_Task brief_: All of the data should be repeated exactly; pictures are not part of the copy.

========

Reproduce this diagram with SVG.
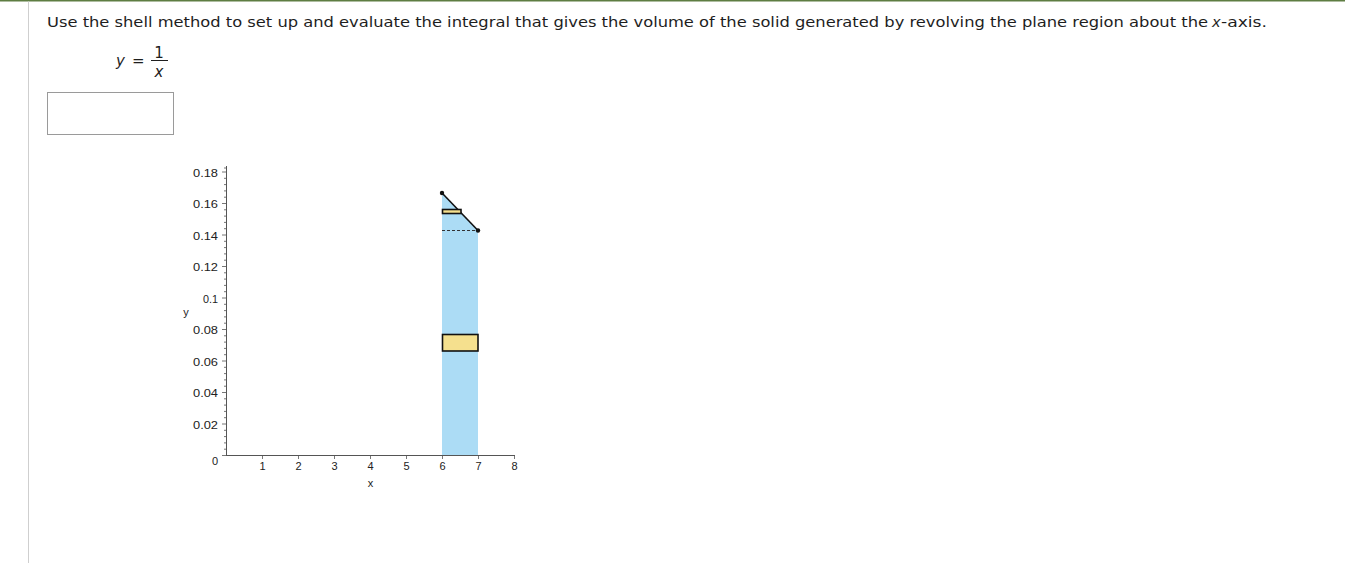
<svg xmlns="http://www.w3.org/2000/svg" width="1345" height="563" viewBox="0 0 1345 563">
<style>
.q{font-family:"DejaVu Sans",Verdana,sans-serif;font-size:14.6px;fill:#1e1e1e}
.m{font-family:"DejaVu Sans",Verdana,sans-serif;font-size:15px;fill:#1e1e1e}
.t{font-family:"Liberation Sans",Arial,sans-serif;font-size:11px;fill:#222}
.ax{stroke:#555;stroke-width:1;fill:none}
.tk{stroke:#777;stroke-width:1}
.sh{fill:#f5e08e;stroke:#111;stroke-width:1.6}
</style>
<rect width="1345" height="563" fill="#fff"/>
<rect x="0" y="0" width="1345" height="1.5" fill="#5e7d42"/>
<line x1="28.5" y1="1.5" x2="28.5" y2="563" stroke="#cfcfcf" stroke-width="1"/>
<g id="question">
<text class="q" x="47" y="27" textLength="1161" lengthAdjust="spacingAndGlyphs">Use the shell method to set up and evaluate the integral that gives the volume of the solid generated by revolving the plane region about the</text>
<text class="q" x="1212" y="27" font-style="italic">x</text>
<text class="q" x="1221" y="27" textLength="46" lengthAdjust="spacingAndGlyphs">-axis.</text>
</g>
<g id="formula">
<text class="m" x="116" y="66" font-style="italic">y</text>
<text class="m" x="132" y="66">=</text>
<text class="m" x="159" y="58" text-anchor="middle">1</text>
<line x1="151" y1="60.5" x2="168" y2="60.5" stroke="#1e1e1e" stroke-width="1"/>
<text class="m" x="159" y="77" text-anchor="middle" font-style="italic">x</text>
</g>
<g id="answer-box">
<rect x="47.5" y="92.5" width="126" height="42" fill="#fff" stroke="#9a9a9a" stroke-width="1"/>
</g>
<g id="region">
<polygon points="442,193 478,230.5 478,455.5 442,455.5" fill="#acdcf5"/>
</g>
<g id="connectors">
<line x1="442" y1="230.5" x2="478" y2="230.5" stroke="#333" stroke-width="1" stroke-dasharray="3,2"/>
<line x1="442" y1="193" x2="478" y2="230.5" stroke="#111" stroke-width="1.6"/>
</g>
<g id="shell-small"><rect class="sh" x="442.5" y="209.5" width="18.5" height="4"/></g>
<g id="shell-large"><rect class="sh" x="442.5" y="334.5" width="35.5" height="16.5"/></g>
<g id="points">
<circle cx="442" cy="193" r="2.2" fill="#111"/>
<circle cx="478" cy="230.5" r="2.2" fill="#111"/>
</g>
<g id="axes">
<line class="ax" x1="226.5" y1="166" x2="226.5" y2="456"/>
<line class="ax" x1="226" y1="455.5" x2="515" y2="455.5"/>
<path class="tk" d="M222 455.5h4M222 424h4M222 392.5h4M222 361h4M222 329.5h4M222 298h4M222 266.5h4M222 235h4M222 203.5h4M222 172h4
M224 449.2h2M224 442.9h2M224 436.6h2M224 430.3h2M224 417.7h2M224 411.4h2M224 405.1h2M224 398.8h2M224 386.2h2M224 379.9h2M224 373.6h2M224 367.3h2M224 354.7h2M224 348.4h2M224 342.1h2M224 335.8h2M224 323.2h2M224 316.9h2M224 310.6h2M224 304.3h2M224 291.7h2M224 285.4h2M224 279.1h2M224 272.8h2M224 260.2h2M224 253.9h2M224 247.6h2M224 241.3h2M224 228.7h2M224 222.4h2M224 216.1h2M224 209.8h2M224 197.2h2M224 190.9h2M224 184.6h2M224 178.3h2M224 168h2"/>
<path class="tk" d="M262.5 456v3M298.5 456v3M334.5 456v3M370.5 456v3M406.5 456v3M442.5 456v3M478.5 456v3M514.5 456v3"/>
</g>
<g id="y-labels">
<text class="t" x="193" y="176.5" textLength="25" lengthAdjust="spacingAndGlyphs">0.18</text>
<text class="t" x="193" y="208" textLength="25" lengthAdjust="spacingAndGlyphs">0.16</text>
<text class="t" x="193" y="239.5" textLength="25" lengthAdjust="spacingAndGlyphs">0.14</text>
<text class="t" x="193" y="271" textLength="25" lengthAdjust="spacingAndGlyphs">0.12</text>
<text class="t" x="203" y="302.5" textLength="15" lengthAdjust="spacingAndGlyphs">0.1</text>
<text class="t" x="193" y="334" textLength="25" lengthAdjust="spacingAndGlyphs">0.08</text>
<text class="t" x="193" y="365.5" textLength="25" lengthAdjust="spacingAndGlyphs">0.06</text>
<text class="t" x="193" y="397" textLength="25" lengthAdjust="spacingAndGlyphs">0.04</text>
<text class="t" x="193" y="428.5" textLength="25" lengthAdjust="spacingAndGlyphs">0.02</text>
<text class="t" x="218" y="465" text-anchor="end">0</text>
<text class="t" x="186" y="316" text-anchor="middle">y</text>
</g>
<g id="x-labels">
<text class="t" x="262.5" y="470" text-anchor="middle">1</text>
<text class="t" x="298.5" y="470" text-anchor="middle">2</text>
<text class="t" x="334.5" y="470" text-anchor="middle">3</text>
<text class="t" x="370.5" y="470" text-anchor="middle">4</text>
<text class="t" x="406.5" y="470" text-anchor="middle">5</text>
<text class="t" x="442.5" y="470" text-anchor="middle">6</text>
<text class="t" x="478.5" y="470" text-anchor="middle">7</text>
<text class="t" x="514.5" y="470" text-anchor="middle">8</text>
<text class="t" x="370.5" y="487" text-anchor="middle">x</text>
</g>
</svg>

========

_Result for this task_:
Reproduce this diagram with SVG.
<svg xmlns="http://www.w3.org/2000/svg" width="1345" height="563" viewBox="0 0 1345 563">
<style>
.q{font-family:"DejaVu Sans",Verdana,sans-serif;font-size:14.6px;fill:#1e1e1e}
.m{font-family:"DejaVu Sans",Verdana,sans-serif;font-size:15px;fill:#1e1e1e}
.t{font-family:"Liberation Sans",Arial,sans-serif;font-size:11px;fill:#222}
.ax{stroke:#555;stroke-width:1;fill:none}
.tk{stroke:#777;stroke-width:1}
.sh{fill:#f5e08e;stroke:#111;stroke-width:1.6}
</style>
<rect width="1345" height="563" fill="#fff"/>
<rect x="0" y="0" width="1345" height="1.5" fill="#5e7d42"/>
<line x1="28.5" y1="1.5" x2="28.5" y2="563" stroke="#cfcfcf" stroke-width="1"/>
<g id="question">
<text class="q" x="47" y="27" textLength="1161" lengthAdjust="spacingAndGlyphs">Use the shell method to set up and evaluate the integral that gives the volume of the solid generated by revolving the plane region about the</text>
<text class="q" x="1212" y="27" font-style="italic">x</text>
<text class="q" x="1221" y="27" textLength="46" lengthAdjust="spacingAndGlyphs">-axis.</text>
</g>
<g id="formula">
<text class="m" x="116" y="66" font-style="italic">y</text>
<text class="m" x="132" y="66">=</text>
<text class="m" x="159" y="58" text-anchor="middle">1</text>
<line x1="151" y1="60.5" x2="168" y2="60.5" stroke="#1e1e1e" stroke-width="1"/>
<text class="m" x="159" y="77" text-anchor="middle" font-style="italic">x</text>
</g>
<g id="answer-box">
<rect x="47.5" y="92.5" width="126" height="42" fill="#fff" stroke="#9a9a9a" stroke-width="1"/>
</g>
<g id="region">
<polygon points="442,193 478,230.5 478,455.5 442,455.5" fill="#acdcf5"/>
</g>
<g id="connectors">
<line x1="442" y1="230.5" x2="478" y2="230.5" stroke="#333" stroke-width="1" stroke-dasharray="3,2"/>
<line x1="442" y1="193" x2="478" y2="230.5" stroke="#111" stroke-width="1.6"/>
</g>
<g id="shell-small"><rect class="sh" x="442.5" y="209.5" width="18.5" height="4"/></g>
<g id="shell-large"><rect class="sh" x="442.5" y="334.5" width="35.5" height="16.5"/></g>
<g id="points">
<circle cx="442" cy="193" r="2.2" fill="#111"/>
<circle cx="478" cy="230.5" r="2.2" fill="#111"/>
</g>
<g id="axes">
<line class="ax" x1="226.5" y1="166" x2="226.5" y2="456"/>
<line class="ax" x1="226" y1="455.5" x2="515" y2="455.5"/>
<path class="tk" d="M222 455.5h4M222 424h4M222 392.5h4M222 361h4M222 329.5h4M222 298h4M222 266.5h4M222 235h4M222 203.5h4M222 172h4
M224 449.2h2M224 442.9h2M224 436.6h2M224 430.3h2M224 417.7h2M224 411.4h2M224 405.1h2M224 398.8h2M224 386.2h2M224 379.9h2M224 373.6h2M224 367.3h2M224 354.7h2M224 348.4h2M224 342.1h2M224 335.8h2M224 323.2h2M224 316.9h2M224 310.6h2M224 304.3h2M224 291.7h2M224 285.4h2M224 279.1h2M224 272.8h2M224 260.2h2M224 253.9h2M224 247.6h2M224 241.3h2M224 228.7h2M224 222.4h2M224 216.1h2M224 209.8h2M224 197.2h2M224 190.9h2M224 184.6h2M224 178.3h2M224 168h2"/>
<path class="tk" d="M262.5 456v3M298.5 456v3M334.5 456v3M370.5 456v3M406.5 456v3M442.5 456v3M478.5 456v3M514.5 456v3"/>
</g>
<g id="y-labels">
<text class="t" x="193" y="176.5" textLength="25" lengthAdjust="spacingAndGlyphs">0.18</text>
<text class="t" x="193" y="208" textLength="25" lengthAdjust="spacingAndGlyphs">0.16</text>
<text class="t" x="193" y="239.5" textLength="25" lengthAdjust="spacingAndGlyphs">0.14</text>
<text class="t" x="193" y="271" textLength="25" lengthAdjust="spacingAndGlyphs">0.12</text>
<text class="t" x="203" y="302.5" textLength="15" lengthAdjust="spacingAndGlyphs">0.1</text>
<text class="t" x="193" y="334" textLength="25" lengthAdjust="spacingAndGlyphs">0.08</text>
<text class="t" x="193" y="365.5" textLength="25" lengthAdjust="spacingAndGlyphs">0.06</text>
<text class="t" x="193" y="397" textLength="25" lengthAdjust="spacingAndGlyphs">0.04</text>
<text class="t" x="193" y="428.5" textLength="25" lengthAdjust="spacingAndGlyphs">0.02</text>
<text class="t" x="218" y="465" text-anchor="end">0</text>
<text class="t" x="186" y="316" text-anchor="middle">y</text>
</g>
<g id="x-labels">
<text class="t" x="262.5" y="470" text-anchor="middle">1</text>
<text class="t" x="298.5" y="470" text-anchor="middle">2</text>
<text class="t" x="334.5" y="470" text-anchor="middle">3</text>
<text class="t" x="370.5" y="470" text-anchor="middle">4</text>
<text class="t" x="406.5" y="470" text-anchor="middle">5</text>
<text class="t" x="442.5" y="470" text-anchor="middle">6</text>
<text class="t" x="478.5" y="470" text-anchor="middle">7</text>
<text class="t" x="514.5" y="470" text-anchor="middle">8</text>
<text class="t" x="370.5" y="487" text-anchor="middle">x</text>
</g>
</svg>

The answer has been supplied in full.